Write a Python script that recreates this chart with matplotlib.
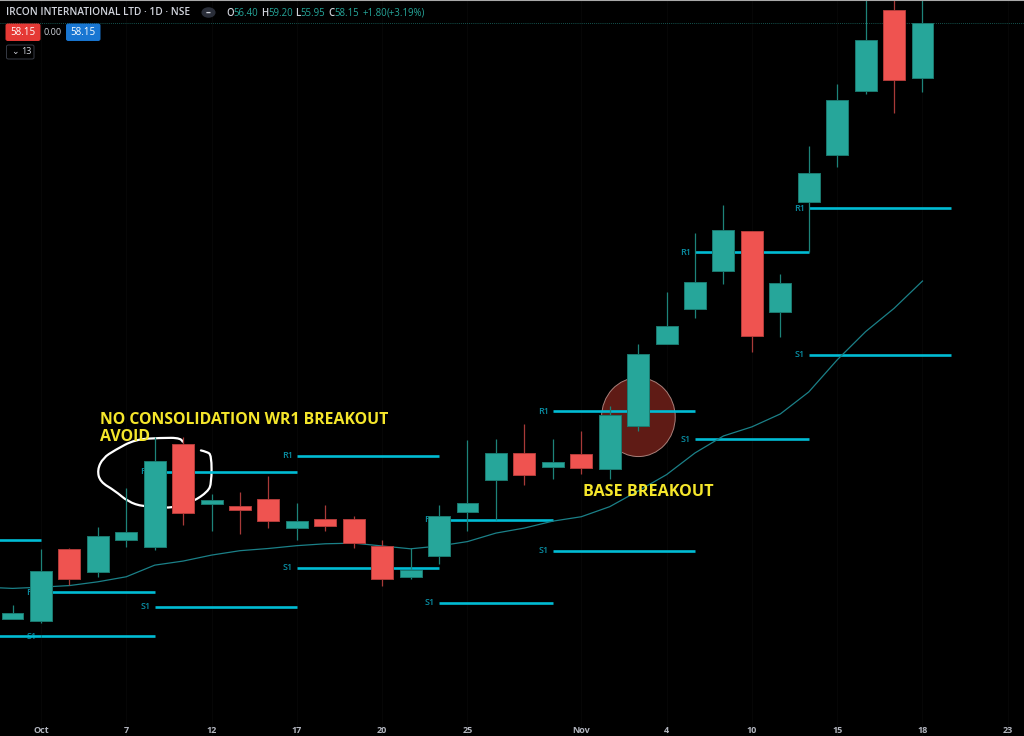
import matplotlib

matplotlib.use("Agg")
import matplotlib.pyplot as plt
from matplotlib.patches import Ellipse, FancyBboxPatch, Circle, PathPatch
from matplotlib.path import Path
import numpy as np

## Chart values ##
opens = [39.19, 39.14, 41.41, 40.70, 41.70, 41.50, 44.77, 42.86, 42.78, 43.02, 42.10,
         42.37, 42.37, 41.52, 40.53, 41.20, 42.61, 43.61, 44.48, 44.02, 44.44, 43.97,
         45.33, 47.94, 49.05, 50.26, 51.54, 48.96, 52.47, 53.97, 56.00, 58.57, 56.40]
highs = [39.64, 41.42, 41.47, 42.12, 43.36, 44.98, 44.98, 43.17, 43.24, 43.74, 42.88,
         42.82, 42.47, 41.71, 41.45, 42.82, 44.89, 44.93, 45.40, 44.93, 45.19, 45.97,
         47.95, 49.61, 51.48, 52.37, 51.54, 50.17, 54.25, 56.22, 59.30, 59.40, 59.20]
lows = [39.19, 39.08, 40.28, 40.54, 41.50, 41.40, 42.20, 42.01, 41.90, 42.10, 41.70,
        42.01, 41.45, 40.25, 40.48, 40.95, 42.01, 42.35, 43.46, 43.66, 43.81, 43.66,
        45.17, 47.94, 48.76, 49.87, 47.70, 48.18, 50.86, 53.59, 55.91, 55.29, 55.95]
closes = [39.40, 40.71, 40.46, 41.83, 41.96, 44.23, 42.56, 42.98, 42.66, 42.31, 42.32,
          42.16, 41.60, 40.46, 40.76, 42.46, 42.88, 44.48, 43.77, 44.19, 44.01, 45.69,
          47.62, 48.52, 49.93, 51.58, 48.19, 49.88, 53.40, 55.71, 57.62, 56.36, 58.15]
ma_values = [40.21, 40.17, 40.21, 40.26, 40.38, 40.54, 40.91, 41.04, 41.23, 41.37, 41.44,
             41.53, 41.59, 41.61, 41.52, 41.43, 41.52, 41.66, 41.93, 42.09, 42.31, 42.45,
             42.77, 43.27, 43.79, 44.48, 45.02, 45.31, 45.72, 46.42, 47.44, 48.34, 49.08,
             49.95]

# weekly pivot periods, in bar numbers
pivot_start = [-2, 1, 5, 10, 15, 19, 24, 28]
pivot_end = [1, 5, 10, 15, 19, 24, 28, 33]
pivot_r1 = [41.72, 40.04, 43.88, 44.39, 42.36, 45.81, 50.86, 52.27]
pivot_s1 = [38.64, 38.64, 39.59, 40.83, 39.72, 41.37, 44.92, 47.60]

tick_bars = [1, 4, 7, 10, 13, 16, 20, 23, 26, 29, 32, 35]
tick_labels = ["Oct", "7", "12", "17", "20", "25", "Nov", "4", "10", "15", "18", "23"]

# hand drawn loop around the WR1 candles
scribble_x = [5.98, 5.95, 5.2, 4.31, 3.60, 3.18, 2.98, 3.08, 3.60, 4.06, 4.59, 5.64, 6.35,
              6.87, 7.00, 7.00, 6.83, 6.42]
scribble_y = [44.84, 44.96, 44.96, 44.91, 44.57, 44.32, 43.94, 43.56, 43.28, 42.93, 42.77,
              42.72, 42.93, 43.25, 43.52, 44.41, 44.52, 44.60]

GREEN = "#26a69a"
RED = "#ef5350"
CYAN = "#00bcd4"
TEXT = "#d1d4dc"
YELLOW = "#f5e62b"

plt.rcParams["font.family"] = ["Open Sans", "DejaVu Sans"]

fig = plt.figure(figsize=(10.24, 7.36), dpi=100, facecolor="black")
ax = fig.add_axes([0, 0, 1, 1], facecolor="black")
ax.set_xlim(-0.44, 35.57)
ax.set_ylim(35.474, 58.891)
for spine in ax.spines.values():
    spine.set_visible(False)

ax.set_xticks(tick_bars, tick_labels)
ax.set_yticks([])
ax.tick_params(axis="x", length=0, pad=-7, labelsize=6.5, labelcolor="#b2b5be")
for label in ax.get_xticklabels():
    label.set_fontweight("bold")
ax.set_axisbelow(True)
ax.grid(True, axis="x", color="#070707", lw=0.7)

opens = np.array(opens)
closes = np.array(closes)
bars = np.arange(len(opens))
up = closes >= opens

## Drawings below the price ##
ax.add_patch(Ellipse((22.01, 45.62), 2.59, 2.51, facecolor="#5f1b15", edgecolor="#a9807a",
                     lw=0.7, zorder=1))

# smooth the loop, points act as quadratic control points
ctrl = np.column_stack([scribble_x, scribble_y])
verts = [ctrl[0]]
codes = [Path.MOVETO]
for a, b in zip(ctrl[1:-1], ctrl[2:]):
    verts += [a, (a + b) / 2]
    codes += [Path.CURVE3, Path.CURVE3]
ax.add_patch(PathPatch(Path(verts, codes), facecolor="none", edgecolor="white", lw=1.6,
                       capstyle="round", zorder=2))

## Pivots ##
for start, end, r1, s1 in zip(pivot_start, pivot_end, pivot_r1, pivot_s1):
    for level, name in ((r1, "R1"), (s1, "S1")):
        ax.plot([start, end], [level, level], color=CYAN, lw=1.9, solid_capstyle="butt", zorder=3)
        ax.annotate(name, (start, level), xytext=(-3, 0), textcoords="offset points",
                    ha="right", va="center", fontsize=6.5, color="#0a8ea3", zorder=2.5,
                    fontweight="semibold", annotation_clip=True)

ax.plot(np.arange(-1, len(ma_values) - 1), ma_values, color="#1b8088", lw=0.9, zorder=4)

## Candles ##
ax.vlines(bars[up], np.array(lows)[up], np.array(highs)[up], color="#1d8379", lw=0.9, zorder=5)
ax.vlines(bars[~up], np.array(lows)[~up], np.array(highs)[~up], color="#a83a38", lw=0.9, zorder=5)
ax.bar(bars[up], (closes - opens)[up], bottom=opens[up], width=0.77, color=GREEN,
       edgecolor="#1b7a70", lw=0.7, zorder=6)
ax.bar(bars[~up], (closes - opens)[~up], bottom=opens[~up], width=0.77, color=RED,
       edgecolor="#b23c3a", lw=0.7, zorder=6)

## Notes ##
ax.text(3.08, 45.53, "NO CONSOLIDATION WR1 BREAKOUT", color=YELLOW, fontsize=11.4,
        fontweight="bold", va="center", zorder=7)
ax.text(3.08, 44.98, "AVOID", color=YELLOW, fontsize=11.4, fontweight="bold",
        va="center", zorder=7)
ax.text(20.06, 43.25, "BASE BREAKOUT", color=YELLOW, fontsize=11.6, fontweight="bold",
        va="center", zorder=7)


## Header ##
def px(x, y):
    return x / 1024, 1 - y / 736


def header_text(x, y, text, color=TEXT, size=7.5, weight="normal", ha="left"):
    fig.text(*px(x, y), text, color=color, fontsize=size, fontweight=weight, ha=ha, va="center",
             zorder=10)


def badge(x0, y0, x1, y1, face, edge=None):
    fig.add_artist(FancyBboxPatch(px(x0, y1), (x1 - x0) / 1024, (y1 - y0) / 736,
                                  boxstyle="round,pad=0,rounding_size=0.002",
                                  transform=fig.transFigure, facecolor=face,
                                  edgecolor=edge or face, lw=0.7, zorder=9))


fig.add_artist(plt.Line2D([0, 1], [0.9995, 0.9995], color="#a9a9a9", lw=1.5, zorder=9))
ax.axhline(58.15, color="#1c6f68", lw=0.6, ls=(0, (1, 1.5)), zorder=4)

header_text(6, 12.5, "IRCON INTERNATIONAL LTD · 1D · NSE", size=7.3, weight="semibold")
fig.add_artist(Circle(px(208.5, 12.5), 0.0062, transform=fig.transFigure, color="#2a2e39", zorder=9))
header_text(208.5, 12.5, "–", color=TEXT, size=7, weight="bold", ha="center")

ohlc_parts = [(226, "O", TEXT), (233.5, "56.40", GREEN), (261, "H", TEXT), (268, "59.20", GREEN),
              (295, "L", TEXT), (300.5, "55.95", GREEN), (328, "C", TEXT), (334.5, "58.15", GREEN),
              (363, "+1.80", GREEN), (387, "(+3.19%)", GREEN)]
for x, part, color in ohlc_parts:
    header_text(x, 13, part, color=color, size=6.9, weight="semibold" if color == TEXT else "normal")

badge(6, 24, 40, 40.5, "#e53935")
header_text(23, 32.5, "58.15", color="white", size=7, ha="center")
header_text(53, 32.5, "0.00", color=TEXT, size=6.5, ha="center")
badge(66.5, 24, 100, 40.5, "#1976d2")
header_text(83, 32.5, "58.15", color="white", size=7, ha="center")
badge(6.5, 45, 34, 59, "black", "#363a45")
header_text(11, 52, "⌄", size=6.5)
header_text(21, 52, "13", size=6.5)

fig.savefig("out.png", dpi=100, facecolor="black")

- _WHAT NEEDS TO BE DONE_
Write out each line of the listing above, exactly, from its first line to the line holding "import numpy as np", inclusive. Skip the pictures.

- _EXERCISE ANSWER_
Write a Python script that recreates this chart with matplotlib.
import matplotlib

matplotlib.use("Agg")
import matplotlib.pyplot as plt
from matplotlib.patches import Ellipse, FancyBboxPatch, Circle, PathPatch
from matplotlib.path import Path
import numpy as np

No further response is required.